RAW DATA.
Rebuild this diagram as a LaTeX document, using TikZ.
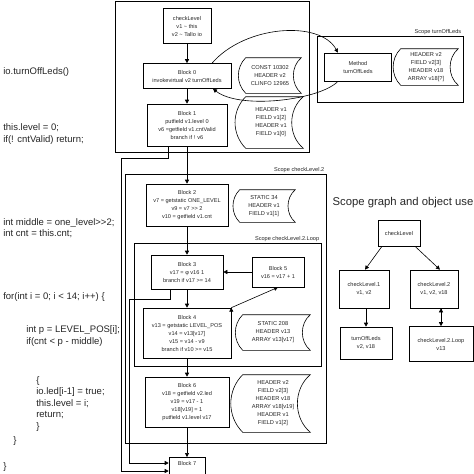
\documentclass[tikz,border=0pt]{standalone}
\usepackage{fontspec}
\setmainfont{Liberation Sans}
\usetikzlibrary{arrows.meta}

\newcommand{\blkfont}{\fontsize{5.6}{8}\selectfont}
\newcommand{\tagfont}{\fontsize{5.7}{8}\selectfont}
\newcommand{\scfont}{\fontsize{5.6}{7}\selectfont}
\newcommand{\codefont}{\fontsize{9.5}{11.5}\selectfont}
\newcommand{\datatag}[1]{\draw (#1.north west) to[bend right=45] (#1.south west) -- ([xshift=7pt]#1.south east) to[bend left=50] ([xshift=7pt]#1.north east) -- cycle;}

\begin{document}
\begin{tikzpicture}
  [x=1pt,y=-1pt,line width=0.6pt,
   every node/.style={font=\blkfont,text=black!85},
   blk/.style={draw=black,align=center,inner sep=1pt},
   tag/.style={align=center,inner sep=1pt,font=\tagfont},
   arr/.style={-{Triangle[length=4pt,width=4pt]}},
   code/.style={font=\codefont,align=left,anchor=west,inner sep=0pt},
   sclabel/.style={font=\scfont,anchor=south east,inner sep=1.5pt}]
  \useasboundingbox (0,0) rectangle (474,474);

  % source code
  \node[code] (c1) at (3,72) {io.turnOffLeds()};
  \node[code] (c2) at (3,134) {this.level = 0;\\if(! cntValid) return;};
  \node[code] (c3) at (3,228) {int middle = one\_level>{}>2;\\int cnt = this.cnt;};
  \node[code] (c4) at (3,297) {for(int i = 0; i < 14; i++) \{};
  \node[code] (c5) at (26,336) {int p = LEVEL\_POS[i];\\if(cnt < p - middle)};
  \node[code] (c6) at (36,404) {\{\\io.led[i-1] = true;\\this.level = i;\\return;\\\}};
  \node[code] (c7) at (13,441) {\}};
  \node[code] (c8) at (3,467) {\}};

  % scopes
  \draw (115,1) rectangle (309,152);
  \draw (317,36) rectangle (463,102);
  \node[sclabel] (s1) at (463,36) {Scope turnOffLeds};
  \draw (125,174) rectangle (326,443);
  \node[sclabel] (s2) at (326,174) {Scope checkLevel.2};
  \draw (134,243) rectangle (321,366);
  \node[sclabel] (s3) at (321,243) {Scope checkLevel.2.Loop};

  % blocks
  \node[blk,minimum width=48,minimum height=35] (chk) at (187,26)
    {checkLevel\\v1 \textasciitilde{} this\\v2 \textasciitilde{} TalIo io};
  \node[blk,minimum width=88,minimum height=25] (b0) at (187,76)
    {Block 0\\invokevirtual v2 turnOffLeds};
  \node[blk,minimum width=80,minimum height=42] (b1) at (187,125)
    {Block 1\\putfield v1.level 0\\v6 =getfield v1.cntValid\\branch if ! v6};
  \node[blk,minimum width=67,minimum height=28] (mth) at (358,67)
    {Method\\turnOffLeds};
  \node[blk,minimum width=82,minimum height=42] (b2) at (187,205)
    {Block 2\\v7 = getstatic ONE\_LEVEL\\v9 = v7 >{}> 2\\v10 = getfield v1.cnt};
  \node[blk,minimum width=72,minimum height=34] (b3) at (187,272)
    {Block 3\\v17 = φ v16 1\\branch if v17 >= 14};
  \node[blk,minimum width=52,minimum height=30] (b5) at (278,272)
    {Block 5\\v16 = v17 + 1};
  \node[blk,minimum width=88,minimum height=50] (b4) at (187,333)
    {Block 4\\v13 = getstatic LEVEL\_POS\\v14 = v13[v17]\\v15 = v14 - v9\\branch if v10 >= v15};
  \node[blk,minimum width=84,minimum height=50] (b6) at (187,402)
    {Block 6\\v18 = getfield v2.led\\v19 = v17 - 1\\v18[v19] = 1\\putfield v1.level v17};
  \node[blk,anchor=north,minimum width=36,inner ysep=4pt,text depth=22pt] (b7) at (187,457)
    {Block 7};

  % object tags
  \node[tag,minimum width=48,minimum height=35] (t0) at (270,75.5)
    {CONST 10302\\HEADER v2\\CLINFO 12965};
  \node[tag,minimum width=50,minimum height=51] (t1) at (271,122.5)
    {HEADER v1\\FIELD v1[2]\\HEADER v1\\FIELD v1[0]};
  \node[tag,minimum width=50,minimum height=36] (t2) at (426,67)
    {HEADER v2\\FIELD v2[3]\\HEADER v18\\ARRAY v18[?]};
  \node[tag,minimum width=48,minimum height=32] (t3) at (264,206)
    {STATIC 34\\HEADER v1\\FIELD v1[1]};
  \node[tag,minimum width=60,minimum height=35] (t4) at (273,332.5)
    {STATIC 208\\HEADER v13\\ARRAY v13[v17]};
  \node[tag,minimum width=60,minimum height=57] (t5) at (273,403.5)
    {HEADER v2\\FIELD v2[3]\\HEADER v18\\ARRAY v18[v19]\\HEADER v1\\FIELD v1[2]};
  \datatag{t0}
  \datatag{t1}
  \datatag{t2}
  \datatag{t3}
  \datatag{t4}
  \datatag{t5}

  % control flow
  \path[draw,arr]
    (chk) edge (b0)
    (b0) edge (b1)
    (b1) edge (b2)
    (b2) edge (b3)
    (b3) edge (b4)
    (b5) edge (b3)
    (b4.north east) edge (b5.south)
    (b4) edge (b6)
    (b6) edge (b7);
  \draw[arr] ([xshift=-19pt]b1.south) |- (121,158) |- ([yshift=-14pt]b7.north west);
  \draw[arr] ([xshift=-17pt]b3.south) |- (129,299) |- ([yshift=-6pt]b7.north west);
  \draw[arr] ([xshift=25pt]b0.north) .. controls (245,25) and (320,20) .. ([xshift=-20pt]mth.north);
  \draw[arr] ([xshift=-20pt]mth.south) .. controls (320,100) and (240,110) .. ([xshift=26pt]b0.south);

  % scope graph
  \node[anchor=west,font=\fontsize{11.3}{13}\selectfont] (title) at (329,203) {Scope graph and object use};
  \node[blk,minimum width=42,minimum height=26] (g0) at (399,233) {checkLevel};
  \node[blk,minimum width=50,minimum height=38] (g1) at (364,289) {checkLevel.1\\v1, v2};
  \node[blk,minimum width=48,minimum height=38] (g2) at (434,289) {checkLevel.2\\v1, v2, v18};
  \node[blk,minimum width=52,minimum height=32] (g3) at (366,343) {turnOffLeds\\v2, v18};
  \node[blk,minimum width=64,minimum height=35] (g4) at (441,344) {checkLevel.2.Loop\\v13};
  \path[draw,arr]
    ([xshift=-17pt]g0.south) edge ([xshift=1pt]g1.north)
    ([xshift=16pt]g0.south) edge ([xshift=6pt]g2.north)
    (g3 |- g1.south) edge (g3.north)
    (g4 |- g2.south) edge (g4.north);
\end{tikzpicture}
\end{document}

THE TASK. Copy out the data above exactly, except the pictures.

TASK OUTPUT.
Rebuild this diagram as a LaTeX document, using TikZ.
\documentclass[tikz,border=0pt]{standalone}
\usepackage{fontspec}
\setmainfont{Liberation Sans}
\usetikzlibrary{arrows.meta}

\newcommand{\blkfont}{\fontsize{5.6}{8}\selectfont}
\newcommand{\tagfont}{\fontsize{5.7}{8}\selectfont}
\newcommand{\scfont}{\fontsize{5.6}{7}\selectfont}
\newcommand{\codefont}{\fontsize{9.5}{11.5}\selectfont}
\newcommand{\datatag}[1]{\draw (#1.north west) to[bend right=45] (#1.south west) -- ([xshift=7pt]#1.south east) to[bend left=50] ([xshift=7pt]#1.north east) -- cycle;}

\begin{document}
\begin{tikzpicture}
  [x=1pt,y=-1pt,line width=0.6pt,
   every node/.style={font=\blkfont,text=black!85},
   blk/.style={draw=black,align=center,inner sep=1pt},
   tag/.style={align=center,inner sep=1pt,font=\tagfont},
   arr/.style={-{Triangle[length=4pt,width=4pt]}},
   code/.style={font=\codefont,align=left,anchor=west,inner sep=0pt},
   sclabel/.style={font=\scfont,anchor=south east,inner sep=1.5pt}]
  \useasboundingbox (0,0) rectangle (474,474);

  % source code
  \node[code] (c1) at (3,72) {io.turnOffLeds()};
  \node[code] (c2) at (3,134) {this.level = 0;\\if(! cntValid) return;};
  \node[code] (c3) at (3,228) {int middle = one\_level>{}>2;\\int cnt = this.cnt;};
  \node[code] (c4) at (3,297) {for(int i = 0; i < 14; i++) \{};
  \node[code] (c5) at (26,336) {int p = LEVEL\_POS[i];\\if(cnt < p - middle)};
  \node[code] (c6) at (36,404) {\{\\io.led[i-1] = true;\\this.level = i;\\return;\\\}};
  \node[code] (c7) at (13,441) {\}};
  \node[code] (c8) at (3,467) {\}};

  % scopes
  \draw (115,1) rectangle (309,152);
  \draw (317,36) rectangle (463,102);
  \node[sclabel] (s1) at (463,36) {Scope turnOffLeds};
  \draw (125,174) rectangle (326,443);
  \node[sclabel] (s2) at (326,174) {Scope checkLevel.2};
  \draw (134,243) rectangle (321,366);
  \node[sclabel] (s3) at (321,243) {Scope checkLevel.2.Loop};

  % blocks
  \node[blk,minimum width=48,minimum height=35] (chk) at (187,26)
    {checkLevel\\v1 \textasciitilde{} this\\v2 \textasciitilde{} TalIo io};
  \node[blk,minimum width=88,minimum height=25] (b0) at (187,76)
    {Block 0\\invokevirtual v2 turnOffLeds};
  \node[blk,minimum width=80,minimum height=42] (b1) at (187,125)
    {Block 1\\putfield v1.level 0\\v6 =getfield v1.cntValid\\branch if ! v6};
  \node[blk,minimum width=67,minimum height=28] (mth) at (358,67)
    {Method\\turnOffLeds};
  \node[blk,minimum width=82,minimum height=42] (b2) at (187,205)
    {Block 2\\v7 = getstatic ONE\_LEVEL\\v9 = v7 >{}> 2\\v10 = getfield v1.cnt};
  \node[blk,minimum width=72,minimum height=34] (b3) at (187,272)
    {Block 3\\v17 = φ v16 1\\branch if v17 >= 14};
  \node[blk,minimum width=52,minimum height=30] (b5) at (278,272)
    {Block 5\\v16 = v17 + 1};
  \node[blk,minimum width=88,minimum height=50] (b4) at (187,333)
    {Block 4\\v13 = getstatic LEVEL\_POS\\v14 = v13[v17]\\v15 = v14 - v9\\branch if v10 >= v15};
  \node[blk,minimum width=84,minimum height=50] (b6) at (187,402)
    {Block 6\\v18 = getfield v2.led\\v19 = v17 - 1\\v18[v19] = 1\\putfield v1.level v17};
  \node[blk,anchor=north,minimum width=36,inner ysep=4pt,text depth=22pt] (b7) at (187,457)
    {Block 7};

  % object tags
  \node[tag,minimum width=48,minimum height=35] (t0) at (270,75.5)
    {CONST 10302\\HEADER v2\\CLINFO 12965};
  \node[tag,minimum width=50,minimum height=51] (t1) at (271,122.5)
    {HEADER v1\\FIELD v1[2]\\HEADER v1\\FIELD v1[0]};
  \node[tag,minimum width=50,minimum height=36] (t2) at (426,67)
    {HEADER v2\\FIELD v2[3]\\HEADER v18\\ARRAY v18[?]};
  \node[tag,minimum width=48,minimum height=32] (t3) at (264,206)
    {STATIC 34\\HEADER v1\\FIELD v1[1]};
  \node[tag,minimum width=60,minimum height=35] (t4) at (273,332.5)
    {STATIC 208\\HEADER v13\\ARRAY v13[v17]};
  \node[tag,minimum width=60,minimum height=57] (t5) at (273,403.5)
    {HEADER v2\\FIELD v2[3]\\HEADER v18\\ARRAY v18[v19]\\HEADER v1\\FIELD v1[2]};
  \datatag{t0}
  \datatag{t1}
  \datatag{t2}
  \datatag{t3}
  \datatag{t4}
  \datatag{t5}

  % control flow
  \path[draw,arr]
    (chk) edge (b0)
    (b0) edge (b1)
    (b1) edge (b2)
    (b2) edge (b3)
    (b3) edge (b4)
    (b5) edge (b3)
    (b4.north east) edge (b5.south)
    (b4) edge (b6)
    (b6) edge (b7);
  \draw[arr] ([xshift=-19pt]b1.south) |- (121,158) |- ([yshift=-14pt]b7.north west);
  \draw[arr] ([xshift=-17pt]b3.south) |- (129,299) |- ([yshift=-6pt]b7.north west);
  \draw[arr] ([xshift=25pt]b0.north) .. controls (245,25) and (320,20) .. ([xshift=-20pt]mth.north);
  \draw[arr] ([xshift=-20pt]mth.south) .. controls (320,100) and (240,110) .. ([xshift=26pt]b0.south);

  % scope graph
  \node[anchor=west,font=\fontsize{11.3}{13}\selectfont] (title) at (329,203) {Scope graph and object use};
  \node[blk,minimum width=42,minimum height=26] (g0) at (399,233) {checkLevel};
  \node[blk,minimum width=50,minimum height=38] (g1) at (364,289) {checkLevel.1\\v1, v2};
  \node[blk,minimum width=48,minimum height=38] (g2) at (434,289) {checkLevel.2\\v1, v2, v18};
  \node[blk,minimum width=52,minimum height=32] (g3) at (366,343) {turnOffLeds\\v2, v18};
  \node[blk,minimum width=64,minimum height=35] (g4) at (441,344) {checkLevel.2.Loop\\v13};
  \path[draw,arr]
    ([xshift=-17pt]g0.south) edge ([xshift=1pt]g1.north)
    ([xshift=16pt]g0.south) edge ([xshift=6pt]g2.north)
    (g3 |- g1.south) edge (g3.north)
    (g4 |- g2.south) edge (g4.north);
\end{tikzpicture}
\end{document}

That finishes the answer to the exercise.